Os oponentes desta guerra genocida são agora uma grande maioria em praticamente todos os países ocidentais envolvidos em sua condução. É inconcebível que os líderes ocidentais insistam em continuar a combatê-la, por meio de seus representantes israelenses, cujo objetivo é exterminar o povo de Gaza, seja pela fome e massacres aéreos e terrestres, seja por meio de sua expulsão da Palestina. Devemos fazer todo o possível para que esses líderes a impeçam, o que podem fazer com toda a convicção. Levou mais de uma década para que a oposição em massa interrompesse a Guerra do Vietnã. Não devemos, não podemos, permitir que esta guerra continue por tanto tempo, ou tanto quanto a trágica guerra que levou à destruição total de Tróia e ao massacre e expulsão de seus habitantes.

 

¹[N.T.] A palavra “quisling” é utilizada em diversos idiomas como sinônimo de “traição” ou “colaboração”. A origem faz referência a Vidkun Quisling, oficial norueguês que chefiou a Noruega após sua ocupação pelos nazistas.

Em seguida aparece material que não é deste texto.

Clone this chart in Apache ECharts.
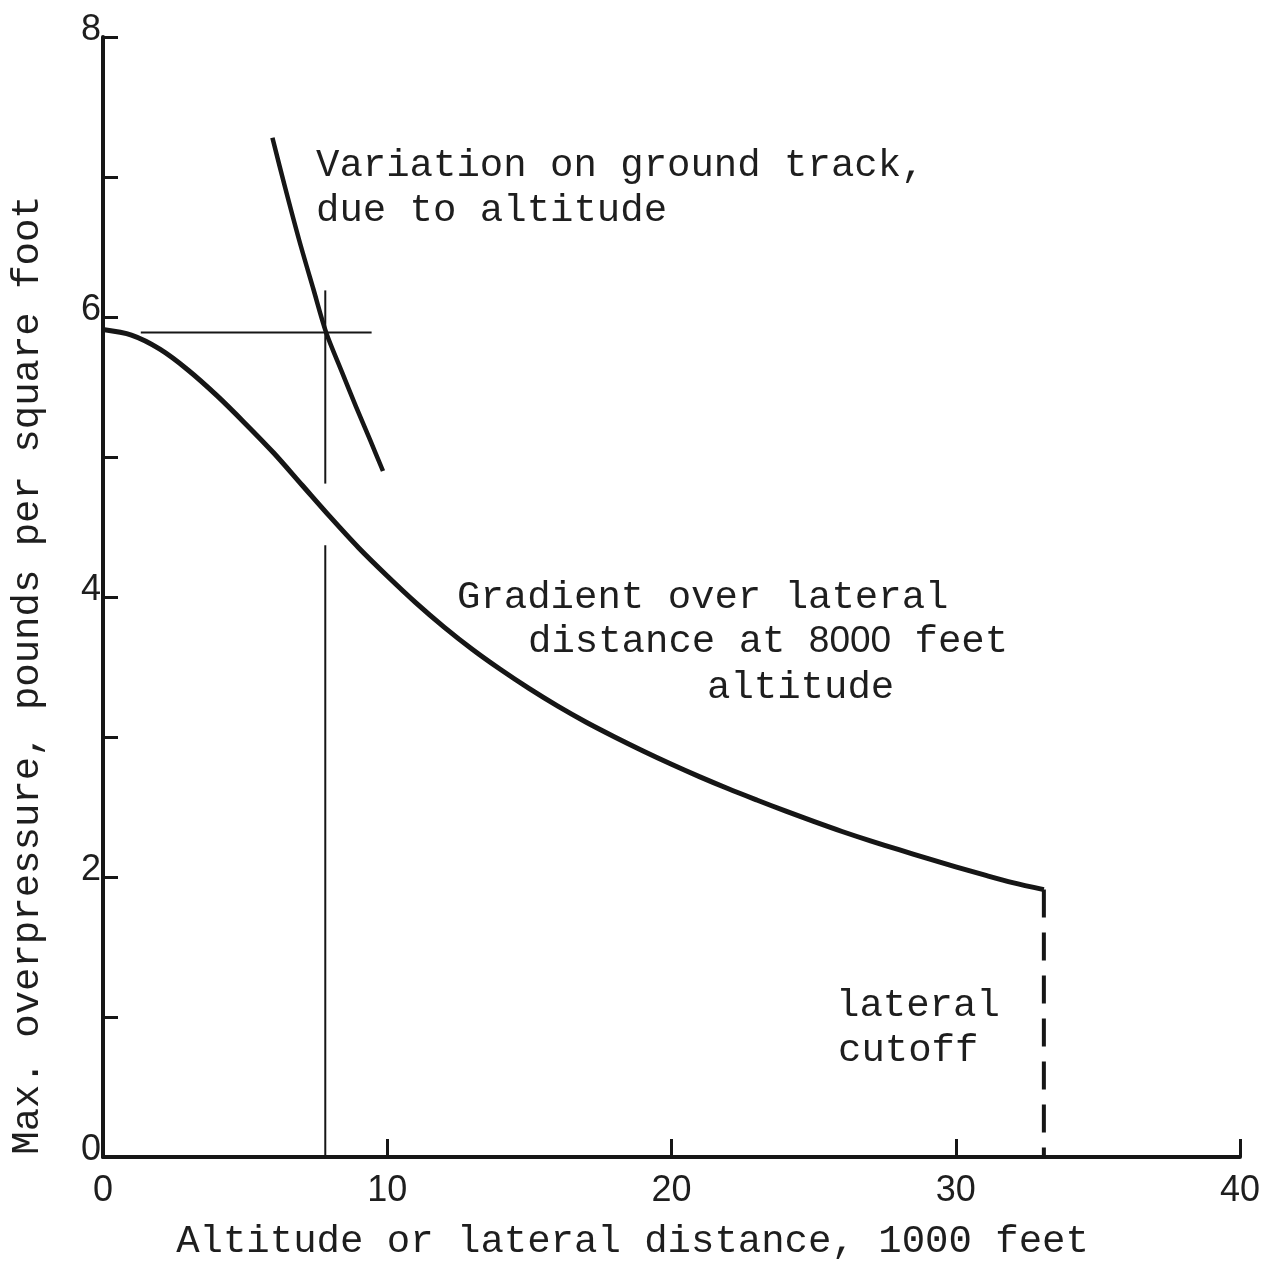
<!DOCTYPE html>
<html>
<head>
<meta charset="utf-8">
<script src="https://cdn.jsdelivr.net/npm/echarts@6/dist/echarts.min.js"></script>
<style>
html,body{margin:0;padding:0;background:#ffffff;}
#chart{width:1271px;height:1266px;}
</style>
</head>
<body>
<div id="chart"></div>
<script>
// ---- data ----
const xTicks = [0, 10, 20, 30, 40];
const yLabelValues = [0, 2, 4, 6, 8];
const xAxisTitle = 'Altitude or lateral distance, 1000 feet';
const yAxisTitle = 'Max. overpressure, pounds per square foot';

// Gradient over lateral distance at 8000 feet altitude
const gradientCurve = [
  [0,5.91],[1,5.87],[2,5.77],[3,5.62],[4,5.44],[5,5.24],[6,5.03],[7,4.80],[8,4.57],
  [9,4.35],[10,4.15],[11,3.96],[12,3.785],[13,3.625],[14,3.48],[15,3.345],[16,3.22],
  [17,3.105],[18,3.00],[19,2.90],[20,2.805],[21,2.715],[22,2.63],[23,2.55],[24,2.472],
  [25,2.397],[26,2.325],[27,2.258],[28,2.195],[29,2.133],[30,2.073],[31,2.015],[32,1.96],[33.1,1.91]
];
// Variation on ground track, due to altitude
const altitudeCurve = [
  [5.96,7.28],[6.4,6.93],[6.9,6.55],[7.4,6.20],[7.85,5.89],[8.4,5.61],[8.9,5.36],[9.4,5.12],[9.85,4.90]
];
// reading guide lines
const guideHorizontal = [[1.33,5.89],[9.45,5.89]];
const guideVerticalUpper = [[7.82,6.19],[7.82,4.81]];
const guideVerticalLower = [[7.82,4.37],[7.82,0]];
// lateral cutoff
const cutoffLine = [[33.1,1.91],[33.1,0]];

// annotation texts
const noteAltitude = ['Variation on ground track,', 'due to altitude'];
const noteGradient = ['Gradient over lateral', 'distance at ', '8000', ' feet', 'altitude'];
const noteCutoff = ['lateral', 'cutoff'];

const INK = '#161616';
const TEXT = '#1e1e1e';
const MONO = "'Liberation Mono', 'DejaVu Sans Mono', monospace";
const SANS = "'Liberation Sans', 'DejaVu Sans', sans-serif";

const chart = echarts.init(document.getElementById('chart'), null, {renderer: 'canvas'});

function lineSeries(data, width, type, smooth) {
  return {
    type: 'line', data: data, showSymbol: false, symbol: 'none',
    smooth: smooth || false,
    silent: true, animation: false,
    lineStyle: {color: INK, width: width, type: type || 'solid', cap: 'butt', join: 'round'}
  };
}

const monoText = (txt, x, y) => ({
  type: 'text', left: x, top: y,
  style: {text: txt, fill: TEXT, font: '39px ' + MONO}
});

chart.setOption({
  backgroundColor: '#ffffff',
  animation: false,
  grid: {left: 102, right: 31, top: 37, bottom: 104, containLabel: false},
  xAxis: {
    type: 'value', min: 0, max: 40, interval: 10,
    name: xAxisTitle, nameLocation: 'middle', nameGap: 65,
    nameTextStyle: {fontFamily: MONO, fontSize: 39, color: TEXT, padding: [0, 78, 0, 0]},
    axisLine: {show: true, onZero: false, lineStyle: {color: INK, width: 4}},
    axisTick: {show: true, inside: true, length: 18, lineStyle: {color: INK, width: 3}},
    axisLabel: {
      margin: 16, fontFamily: SANS, fontSize: 36, color: TEXT,
      formatter: v => xTicks.indexOf(v) >= 0 ? String(v) : ''
    },
    splitLine: {show: false}
  },
  yAxis: {
    type: 'value', min: 0, max: 8, interval: 1,
    name: yAxisTitle, nameLocation: 'middle', nameGap: 56,
    nameTextStyle: {fontFamily: MONO, fontSize: 39, color: TEXT, padding: [0, 156, 0, 0]},
    axisLine: {show: true, onZero: false, lineStyle: {color: INK, width: 4}},
    axisTick: {show: true, inside: true, length: 15, lineStyle: {color: INK, width: 3}},
    axisLabel: {
      margin: 2, fontFamily: SANS, fontSize: 36, color: TEXT,
      verticalAlign: 'bottom', lineHeight: 13,
      formatter: v => yLabelValues.indexOf(v) >= 0 ? String(v) : ''
    },
    splitLine: {show: false}
  },
  series: [
    lineSeries(gradientCurve, 5, 'solid', 0.3),
    lineSeries(altitudeCurve, 4.5, 'solid', 0.3),
    lineSeries(guideHorizontal, 2),
    lineSeries(guideVerticalUpper, 2),
    lineSeries(guideVerticalLower, 2),
    lineSeries(cutoffLine, 4, [28, 15])
  ],
  graphic: [
    monoText(noteAltitude[0], 316, 146),
    monoText(noteAltitude[1], 316, 191),
    monoText(noteGradient[0], 457, 578),
    {
      type: 'text', left: 528, top: 622,
      style: {
        text: '{m|' + noteGradient[1] + '}{s|' + noteGradient[2] + '}{m|' + noteGradient[3] + '}',
        fill: TEXT,
        rich: {
          m: {fontFamily: MONO, fontSize: 39, fill: TEXT},
          s: {fontFamily: SANS, fontSize: 37, fill: TEXT}
        }
      }
    },
    monoText(noteGradient[4], 707, 668),
    monoText(noteCutoff[0], 836, 986),
    monoText(noteCutoff[1], 838, 1031)
  ]
});
</script>
</body>
</html>
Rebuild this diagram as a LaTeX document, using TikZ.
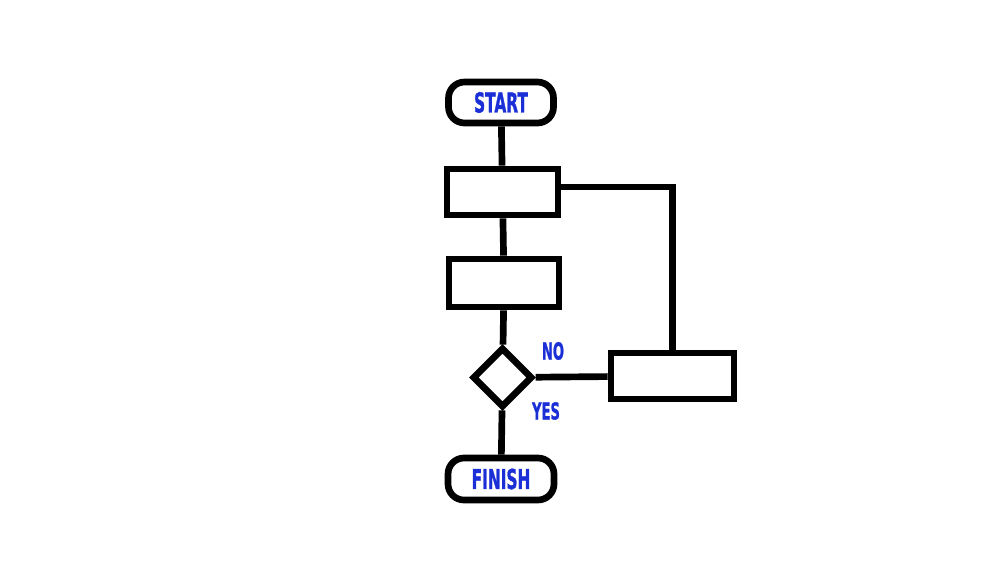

²[N.T.] Ulster é uma das quatro províncias históricas ou tradicionais da Irlanda, dividida em nove condados, dos quais — atualmente — seis localizam-se na Irlanda do Norte e três na República da Irlanda. 


 

Rashid Khalidi nasceu em 1948, em Nova York, é professor emérito da Universidade Columbia (NY), onde ocupa a cadeira Edward Said em estudos árabes. É autor de inúmeros ensaios e livros sobre história e política do Oriente Médio. Foi editor do Journal of Palestine Studies de 2002 a 2020. Sua família, uma das mais tradicionais de Jerusalém, possui a maior biblioteca particular de livros sobre a Palestina. No Brasil, sua obra Palestina: um século de guerra e resistência (1917–2017) foi publicada pela editora Todavia (2020). Agradecemos a Khalidi por nos enviar seu texto e autorizar sua tradução e publicação.  

 

Este texto é uma versão ligeiramente revisada de uma palestra proferida na The New School em junho de 2025.